5. Add wet ingredients to dry ingredients. Mix well by hand. Batter will be lumpy.

6. Finally add coconut to batter and combine.

7. Pour into bundt pan and place in oven.

8. Cook for 45-50 minutes or until toothpick comes out clean.

9. Remove from oven and let cook in pan on wire rack for ten minutes.

10. Then remove from pan and continue to cool on wire rack until room temperature.

11. In the meantime make the glaze. In a medium mixing bowl, combine cream cheese, milk, confectioners sugar, and vanilla. Whip ingredients together using a hand mixer. 

12. Pour glaze into measuring cup with a spout to easily drizzle over cake once cooled to room temperature. Now top with pecans and serve.



Thursday, June 23, 2011

Banana Whoopie Pies



I had two medium sized bananas that were beginning to brown.

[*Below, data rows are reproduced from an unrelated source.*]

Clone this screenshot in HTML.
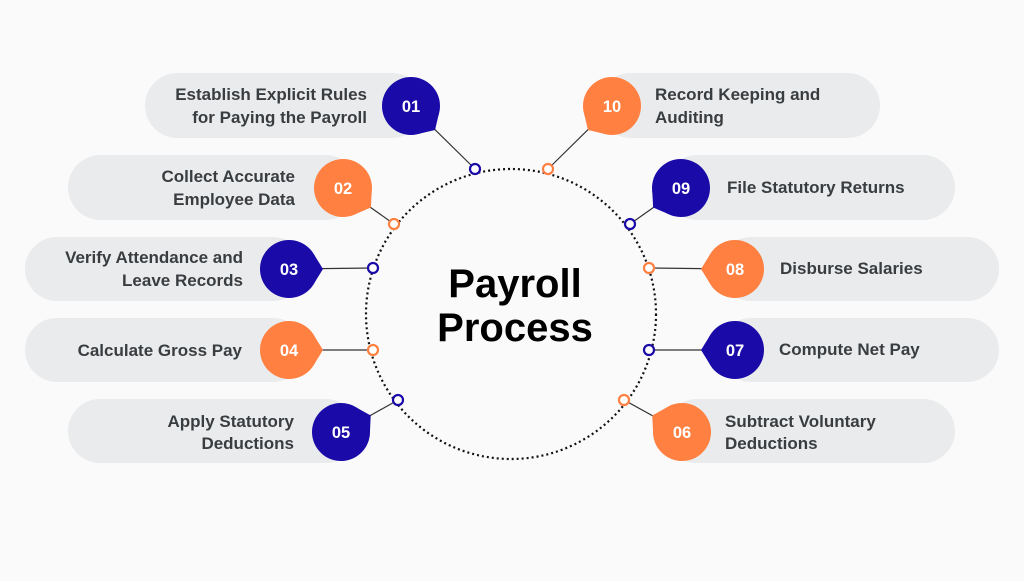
<!DOCTYPE html>
<html><head><meta charset="utf-8"><style>
html,body{margin:0;padding:0;}
body{width:1024px;height:576px;overflow:hidden;background:#fafafa;font-family:"Liberation Sans",sans-serif;}
svg text{font-family:"Liberation Sans",sans-serif;font-weight:bold;}
</style></head><body>
<svg width="1024" height="576" viewBox="0 0 1024 576">
<rect width="1024" height="576" fill="#fafafa"/>
<g fill="#e9ebec">
<rect x="145" y="73" width="280" height="65" rx="32.5"/>
<rect x="68" y="155" width="290" height="65" rx="32.5"/>
<rect x="25" y="237" width="280" height="64" rx="32"/>
<rect x="25" y="318" width="280" height="64" rx="32"/>
<rect x="68" y="399" width="290" height="64" rx="32"/>
<rect x="598" y="73" width="282" height="65" rx="32.5"/>
<rect x="665" y="155" width="290" height="65" rx="32.5"/>
<rect x="719" y="237" width="280" height="64" rx="32"/>
<rect x="719" y="318" width="280" height="64" rx="32"/>
<rect x="665" y="399" width="290" height="64" rx="32"/>
</g>
<circle cx="511" cy="314" r="145" fill="none" stroke="#111" stroke-width="2.2" stroke-dasharray="2 3"/>
<g stroke="#333" stroke-width="1.2">
<line x1="411" y1="106" x2="475" y2="169"/>
<line x1="343" y1="188" x2="394" y2="224"/>
<line x1="289" y1="269" x2="373" y2="268"/>
<line x1="289" y1="350" x2="373" y2="350"/>
<line x1="341" y1="432" x2="398" y2="400"/>
<line x1="612" y1="106" x2="548" y2="169"/>
<line x1="681" y1="188" x2="630" y2="224"/>
<line x1="735" y1="269" x2="649" y2="268"/>
<line x1="735" y1="350" x2="649" y2="350"/>
<line x1="682" y1="432" x2="624" y2="400"/>
</g>
<defs>
<g id="b"><circle r="29"/><path d="M25,-14.5 L34,0 L25,14.5 Z"/></g>
</defs>
<g fill="#1a0aa8">
<use href="#b" transform="translate(411,106) rotate(45)"/>
<use href="#b" transform="translate(289,269) rotate(0)"/>
<use href="#b" transform="translate(341,432) rotate(-29)"/>
<use href="#b" transform="translate(681,188) rotate(145)"/>
<use href="#b" transform="translate(735,350) rotate(180)"/>
</g>
<g fill="#ff8040">
<use href="#b" transform="translate(343,188) rotate(35)"/>
<use href="#b" transform="translate(289,350) rotate(0)"/>
<use href="#b" transform="translate(612,106) rotate(135)"/>
<use href="#b" transform="translate(735,269) rotate(180)"/>
<use href="#b" transform="translate(682,432) rotate(209)"/>
</g>
<g fill="#fff" stroke-width="2.2">
<circle cx="475" cy="169" r="5" stroke="#1a0aa8"/>
<circle cx="394" cy="224" r="5" stroke="#ff8040"/>
<circle cx="373" cy="268" r="5" stroke="#1a0aa8"/>
<circle cx="373" cy="350" r="5" stroke="#ff8040"/>
<circle cx="398" cy="400" r="5" stroke="#1a0aa8"/>
<circle cx="548" cy="169" r="5" stroke="#ff8040"/>
<circle cx="630" cy="224" r="5" stroke="#1a0aa8"/>
<circle cx="649" cy="268" r="5" stroke="#ff8040"/>
<circle cx="649" cy="350" r="5" stroke="#1a0aa8"/>
<circle cx="624" cy="400" r="5" stroke="#ff8040"/>
</g>
<g fill="#fff" font-size="16.5" text-anchor="middle">
<text x="411" y="112">01</text>
<text x="343" y="194">02</text>
<text x="289" y="275">03</text>
<text x="289" y="356">04</text>
<text x="341" y="438">05</text>
<text x="735" y="356">07</text>
<text x="735" y="275">08</text>
<text x="681" y="194">09</text>
<text x="682" y="438">06</text>
<text x="612" y="112" font-weight="normal">10</text>
</g>
<g fill="#3a3d40" font-size="17" text-anchor="end">
<text x="367" y="100">Establish Explicit Rules</text>
<text x="367" y="123">for Paying the Payroll</text>
<text x="295" y="182">Collect Accurate</text>
<text x="295" y="205">Employee Data</text>
<text x="243" y="263">Verify Attendance and</text>
<text x="243" y="286">Leave Records</text>
<text x="242" y="356">Calculate Gross Pay</text>
<text x="294" y="427">Apply Statutory</text>
<text x="294" y="449">Deductions</text>
</g>
<g fill="#3a3d40" font-size="17">
<text x="655" y="100">Record Keeping and</text>
<text x="655" y="123">Auditing</text>
<text x="727" y="193">File Statutory Returns</text>
<text x="780" y="274">Disburse Salaries</text>
<text x="779" y="355">Compute Net Pay</text>
<text x="725" y="427">Subtract Voluntary</text>
<text x="725" y="449">Deductions</text>
</g>
<g fill="#000" font-size="40" text-anchor="middle">
<text x="515" y="297">Payroll</text>
<text x="515" y="341">Process</text>
</g>
</svg>
</body></html>
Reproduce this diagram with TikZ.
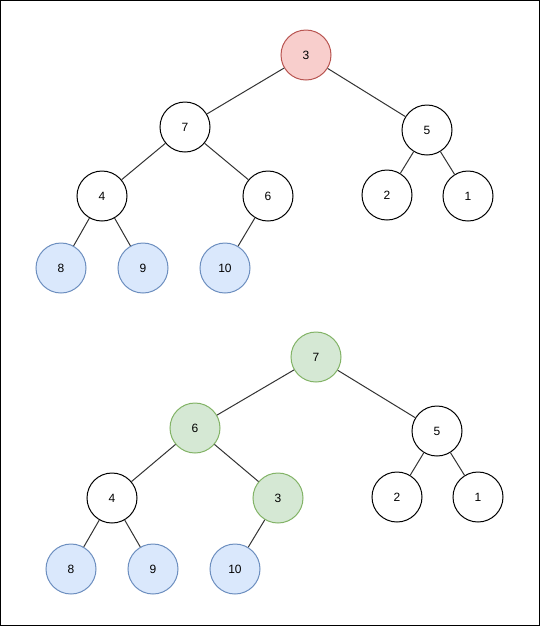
\documentclass[tikz,border=0pt]{standalone}
\usepackage{fontspec}
\setmainfont{Liberation Sans}
\usetikzlibrary{arrows}

\definecolor{redfill}{HTML}{F8CECC}
\definecolor{redline}{HTML}{B85450}
\definecolor{bluefill}{HTML}{DAE8FC}
\definecolor{blueline}{HTML}{6C8EBF}
\definecolor{greenfill}{HTML}{D5E8D4}
\definecolor{greenline}{HTML}{82B366}
\definecolor{linkgray}{HTML}{333333}

\begin{document}
\begin{tikzpicture}[x=0.75pt,y=-0.75pt,every edge/.style={draw=linkgray,line width=0.75pt}]

	\tikzstyle{key}=[circle,draw=black,line width=0.75pt,minimum size=37.5pt,inner sep=0pt,font=\fontsize{9}{11}\selectfont]
	\tikzstyle{moved}=[key,fill=redfill,draw=redline]
	\tikzstyle{leaf}=[key,fill=bluefill,draw=blueline]
	\tikzstyle{swapped}=[key,fill=greenfill,draw=greenline]

	\useasboundingbox (0,0) rectangle (540,626);
	\draw [line width=0.75pt] (0.5,0.5) rectangle (539.5,625.5);

	% before sifting down
	\node [moved] (a3) at (306,55) {3};
	\node [key] (a7) at (185,127) {7} edge (a3);
	\node [key] (a5) at (427,130) {5} edge (a3);
	\node [key] (a4) at (102,196) {4} edge (a7);
	\node [key] (a6) at (268,196) {6} edge (a7);
	\node [key] (a2) at (387,195) {2} edge (a5);
	\node [key] (a1) at (468,196) {1} edge (a5);
	\node [leaf] (a8) at (61,268) {8} edge (a4);
	\node [leaf] (a9) at (143,268) {9} edge (a4);
	\node [leaf] (a10) at (225,268) {10} edge (a6);

	% after sifting down
	\node [swapped] (b7) at (316,357) {7};
	\node [swapped] (b6) at (195,428) {6} edge (b7);
	\node [key] (b5) at (437,431) {5} edge (b7);
	\node [key] (b4) at (112,498) {4} edge (b6);
	\node [swapped] (b3) at (278,498) {3} edge (b6);
	\node [key] (b2) at (397,497) {2} edge (b5);
	\node [key] (b1) at (478,497) {1} edge (b5);
	\node [leaf] (b8) at (71,569) {8} edge (b4);
	\node [leaf] (b9) at (153,569) {9} edge (b4);
	\node [leaf] (b10) at (235,569) {10} edge (b3);
\end{tikzpicture}
\end{document}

I was about to succumb to making, what else, banana bread.

Seeing as I was going to be baking dessert later in the afternoon and having a strong desire to avoid spending the entire day in the kitchen, I began thinking if there was a single dish that could satisfy both my needs. Was there actually a dessert that I could make where two medium bananas would not only fit into the recipe, but also be the star?  

I have made banana cake, but it tends to be dense, heavy, and not exactly what I was looking for on a warm summer day. Unfortunately, as I thought about bananas the usual list played through my head ---bread, muffins, pancakes, cakes, banana fosters, and then it hit me Banana Whoopie Pies! 

Whoopie Pies would allow for individual servings and simply smaller portions. Not to mention, I love how this dessert is so moist and delicate. A Banana Whoopie Pie paired with a cream cheese based filling was now my goal. After searching the kitchen for available ingredients, the following was the end result...and may I add, they were simply delicious!

Ingredients:


2 cups all purpose flour
1/2 teaspoon baking soda
1/2 teaspoon baking powder
1/2 teaspoon salt
1/2 teaspoon of cinnamon (prefer Penzey's Spices)
1/8 teaspoon of nutmeg (prefer Penzey's Spices)
1 cup mashed banana (2 medium extra-ripe bananas)
1/2 cup room temperature unsalted butter (leave overnight on the counter if possible)
1/2 cup granulated sugar
1/2 cup light brown sugar, tightly packed
1 extra large egg
2 teaspoons good vanilla
16 ounces cream cheese, room temperature
2 cups confectioners sugar
2 tablespoons milk


Directions:


1. Preheat oven to 350 degrees. Line baking sheet with parchment paper. 


2. Sift together flour, baking powder, baking soda, salt, cinnamon, and nutmeg in a medium sized bowl. Set aside.


3. Place bananas in a separate small bowl and mash until it reaches a creamy consistency.


Banana Mixture


4. In a separate large bowl using an electric mixer with paddle attachment, combine butter, sugar, and brown sugar until thoroughly mixed.


5. Next add egg and vanilla to the wet mixture. 


6. Then, add banana and dry mixture, starting with the dry mixture in three alternative additions just until combined.


Finished Batter


7. Place batter into a pastry bag or if you do not have a pastry bag you can always cut the tip of a gallon Ziploc bag and use as you would a pastry bag. Slowly pipe approximately 1-1 1/2 inch rounds onto prepared baking sheet. 




8. Place in the preheated oven. Bake for 9-11 minutes, until the edges are just golden brown. Batter will spread significantly. Cool on a wire rack until room temperature. 


9. While the Whoopie Pies are baking combine cream cheese, confectioners sugar, and milk to make filling. Place this is a pastry bag or Ziploc bag in order to pipe onto Pie.


10. After cooling, pipe filling onto a Whoopie Pie. Then place another gently on-top to complete.